There’s truth here. The 2024 ETF structural audit I did revealed that the creation/redemption mechanism is robust under normal conditions. If the delay is only a quarter (say, December instead of September), the impact might be a 10-15% correction, not a crash. And yes, some sectors of crypto—like decentralized compute or tokenized real-world assets—are less sensitive to macro rates because their cash flows are linked to different variables.
“The floor is an illusion; the floor is a trap.” The bull case assumes that the current institutional infrastructure can absorb a macro shock. But my audit showed that the 48-hour settlement delay in the secondary market creation unit is a vulnerability during volatility spikes. If a rate cut delay triggers a sell-off, that delay could cascade into a liquidity crunch. The bulls are betting on a soft landing. Schmid is betting that the landing hasn’t even begun.
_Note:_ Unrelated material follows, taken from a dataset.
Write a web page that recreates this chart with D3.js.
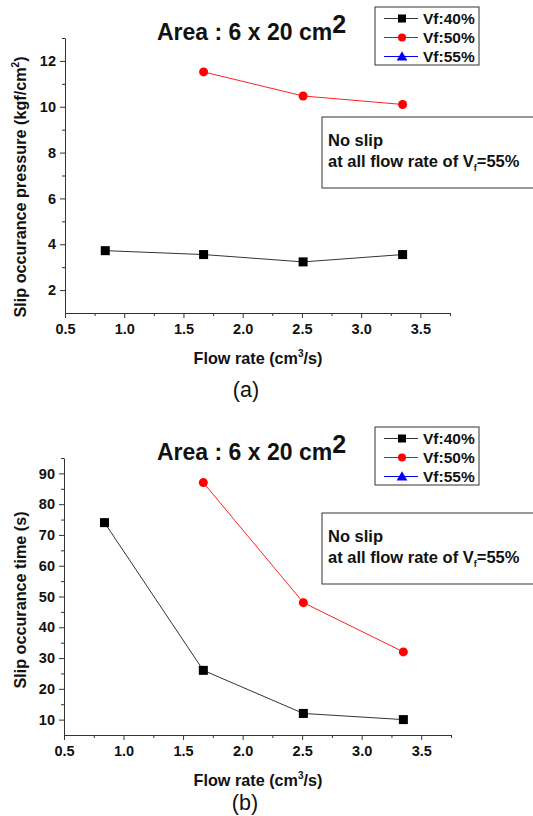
<!DOCTYPE html>
<html>
<head>
<meta charset="utf-8">
<title>Slip occurance</title>
<script src="https://cdnjs.cloudflare.com/ajax/libs/d3/7.8.5/d3.min.js"></script>
<style>
  body { margin: 0; background: #fff; }
  svg { font-family: Arial, "Liberation Sans", sans-serif; }
  .tick text { font-weight: bold; font-size: 14.5px; fill: #111; }
  .domain, .tick line { stroke: #333; }
</style>
</head>
<body>
<svg id="fig" width="533" height="816"></svg>
<script>
// data
var flowRate = [0.84, 1.67, 2.51, 3.35];
var flowRate50 = [1.67, 2.51, 3.35];
var pressure40 = [3.72, 3.55, 3.23, 3.55];
var pressure50 = [11.52, 10.47, 10.1];
var time40 = [74, 26, 12, 10];
var time50 = [87, 48, 32];
var seriesNames = ["Vf:40%", "Vf:50%", "Vf:55%"];
var seriesColors = ["#000", "#ff0000", "#0000ff"];
var xTicks = [0.5, 1.0, 1.5, 2.0, 2.5, 3.0, 3.5];
var pressureTicks = [2, 4, 6, 8, 10, 12];
var timeTicks = [10, 20, 30, 40, 50, 60, 70, 80, 90];

var svg = d3.select("#fig");

function panel(opt) {
  var g = svg.append("g");
  var x = d3.scaleLinear().domain([0.5, 3.75]).range([opt.left, opt.right]);
  var y = d3.scaleLinear().domain(opt.yDomain).range([opt.bottom, opt.top]);

  // minor ticks
  g.append("g").attr("transform", "translate(0," + opt.bottom + ")")
    .call(d3.axisBottom(x).tickValues(d3.range(0.75, 3.76, 0.5)).tickSize(3).tickFormat(""))
    .call(s => s.select(".domain").remove());
  g.append("g").attr("transform", "translate(" + opt.left + ",0)")
    .call(d3.axisLeft(y).tickValues(opt.minor).tickSize(3).tickFormat(""))
    .call(s => s.select(".domain").remove());

  g.append("g").attr("transform", "translate(0," + opt.bottom + ")")
    .call(d3.axisBottom(x).tickValues(xTicks).tickSize(5).tickSizeOuter(0).tickPadding(6).tickFormat(d3.format(".1f")));
  g.append("g").attr("transform", "translate(" + opt.left + ",0)")
    .call(d3.axisLeft(y).tickValues(opt.yTicks).tickSize(5).tickSizeOuter(0).tickPadding(4));

  var line = d3.line().x(d => x(d[0])).y(d => y(d[1]));
  var s40 = d3.zip(flowRate, opt.v40), s50 = d3.zip(flowRate50, opt.v50);
  g.append("path").datum(s40).attr("d", line).attr("fill", "none").attr("stroke", "#333").attr("stroke-width", 1);
  g.append("path").datum(s50).attr("d", line).attr("fill", "none").attr("stroke", "#ff2020").attr("stroke-width", 1);
  g.selectAll(".sq").data(s40).join("rect")
    .attr("x", d => x(d[0]) - 4.5).attr("y", d => y(d[1]) - 4.5)
    .attr("width", 9).attr("height", 9).attr("fill", "#000");
  g.selectAll(".ci").data(s50).join("circle")
    .attr("cx", d => x(d[0])).attr("cy", d => y(d[1])).attr("r", 4.5).attr("fill", "#ff0000");

  // title
  var t = g.append("text").attr("x", 157).attr("y", opt.titleY)
    .attr("font-size", 23).attr("font-weight", "bold").attr("fill", "#111");
  t.append("tspan").text("Area : 6 x 20 cm");
  t.append("tspan").attr("dy", -7).attr("font-size", 25).text("2");

  // legend
  g.append("rect").attr("x", 375).attr("y", opt.legY).attr("width", 104).attr("height", 58)
    .attr("fill", "#fff").attr("stroke", "#333");
  seriesNames.forEach(function (n, i) {
    var ly = opt.legY + 11.5 + i * 19;
    g.append("line").attr("x1", 384).attr("x2", 418).attr("y1", ly).attr("y2", ly)
      .attr("stroke", i == 0 ? "#333" : seriesColors[i]);
    if (i == 0) g.append("rect").attr("x", 398).attr("y", ly - 4).attr("width", 8).attr("height", 8).attr("fill", "#000");
    if (i == 1) g.append("circle").attr("cx", 402).attr("cy", ly).attr("r", 4).attr("fill", seriesColors[1]);
    if (i == 2) g.append("path").attr("d", d3.symbol(d3.symbolTriangle, 50)()).attr("transform", "translate(402," + (ly + 1) + ")").attr("fill", seriesColors[2]);
    g.append("text").attr("x", 423).attr("y", ly + 5.5).attr("font-size", 15.5).attr("font-weight", "bold")
      .attr("fill", "#111").text(n);
  });

  // note
  g.append("rect").attr("x", 322).attr("y", opt.noteY).attr("width", 230).attr("height", 71)
    .attr("fill", "#fff").attr("stroke", "#333");
  g.append("text").attr("x", 328).attr("y", opt.noteY + 29).attr("font-size", 16.5).attr("font-weight", "bold")
    .attr("fill", "#111").text("No slip");
  var nt = g.append("text").attr("x", 328).attr("y", opt.noteY + 50).attr("font-size", 16.5).attr("font-weight", "bold").attr("fill", "#111");
  nt.append("tspan").text("at all flow rate of V");
  nt.append("tspan").attr("dy", 4).attr("font-size", 9).text("f");
  nt.append("tspan").attr("dy", -4).text("=55%");

  // axis labels
  var xl = g.append("text").attr("x", 258).attr("y", opt.bottom + 51).attr("text-anchor", "middle")
    .attr("font-size", 16.2).attr("font-weight", "bold").attr("fill", "#111");
  xl.append("tspan").text("Flow rate (cm");
  xl.append("tspan").attr("dy", -7).attr("font-size", 10).text("3");
  xl.append("tspan").attr("dy", 7).text("/s)");

  var yl = g.append("text").attr("transform", "translate(26," + opt.yLabelC + ") rotate(-90)")
    .attr("text-anchor", "middle").attr("font-size", 16.2).attr("font-weight", "bold").attr("fill", "#111");
  opt.yLabel.forEach(function (p) {
    var ts = yl.append("tspan").text(p[0]);
    if (p[1]) ts.attr("dy", p[1]).attr("font-size", p[1] < 0 ? 10 : null);
  });

  g.append("text").attr("x", opt.capX).attr("y", opt.capY).attr("text-anchor", "middle")
    .attr("font-size", 21.5).attr("fill", "#111").text(opt.caption);
}

panel({
  left: 65, right: 450, top: 38, bottom: 313, yDomain: [1, 13],
  yTicks: pressureTicks, minor: [3, 5, 7, 9, 11, 13],
  v40: pressure40, v50: pressure50,
  titleY: 40, legY: 7, noteY: 117,
  yLabel: [["Slip occurance pressure (kgf/cm"], ["2", -7], [")", 7]], yLabelC: 187,
  caption: "(a)", capX: 246, capY: 397
});

panel({
  left: 64, right: 451, top: 458, bottom: 735, yDomain: [5, 95],
  yTicks: timeTicks, minor: d3.range(15, 96, 10),
  v40: time40, v50: time50,
  titleY: 460, legY: 427, noteY: 513,
  yLabel: [["Slip occurance time (s)"]], yLabelC: 600,
  caption: "(b)", capX: 245, capY: 810
});
</script>
</body>
</html>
Takeaway: The Accountability Call
The silence in the FOMC dots is louder than the crash that hasn’t happened yet. Schmid’s speech is not a one-off; it’s a signal that the Fed is recalibrating its tolerance for inflation. If they adopt a broader inflation measure that includes food, the bar for a cut rises from 2.5% core PCE to maybe 2.2% headline PCE. That’s a 30-basis-point headwind. For a market priced for 75 bps of cuts in 2024, that’s a 40% reduction in expected easing.
Will crypto survive? Yes. But the chop from 2024-2025 will gut overleveraged protocols. I’ve already started running my own on-chain stress tests—simulating a 50% drop in TVL on major lending markets. The data shows that Aave’s liquidation engine holds, but Compound’s does not if ETH drops below $2,800. That’s a 15% move from here.
Precision is the only currency that never inflates. Check your positions. Read the FOMC transcripts. The logs are telling a different story than the price chart.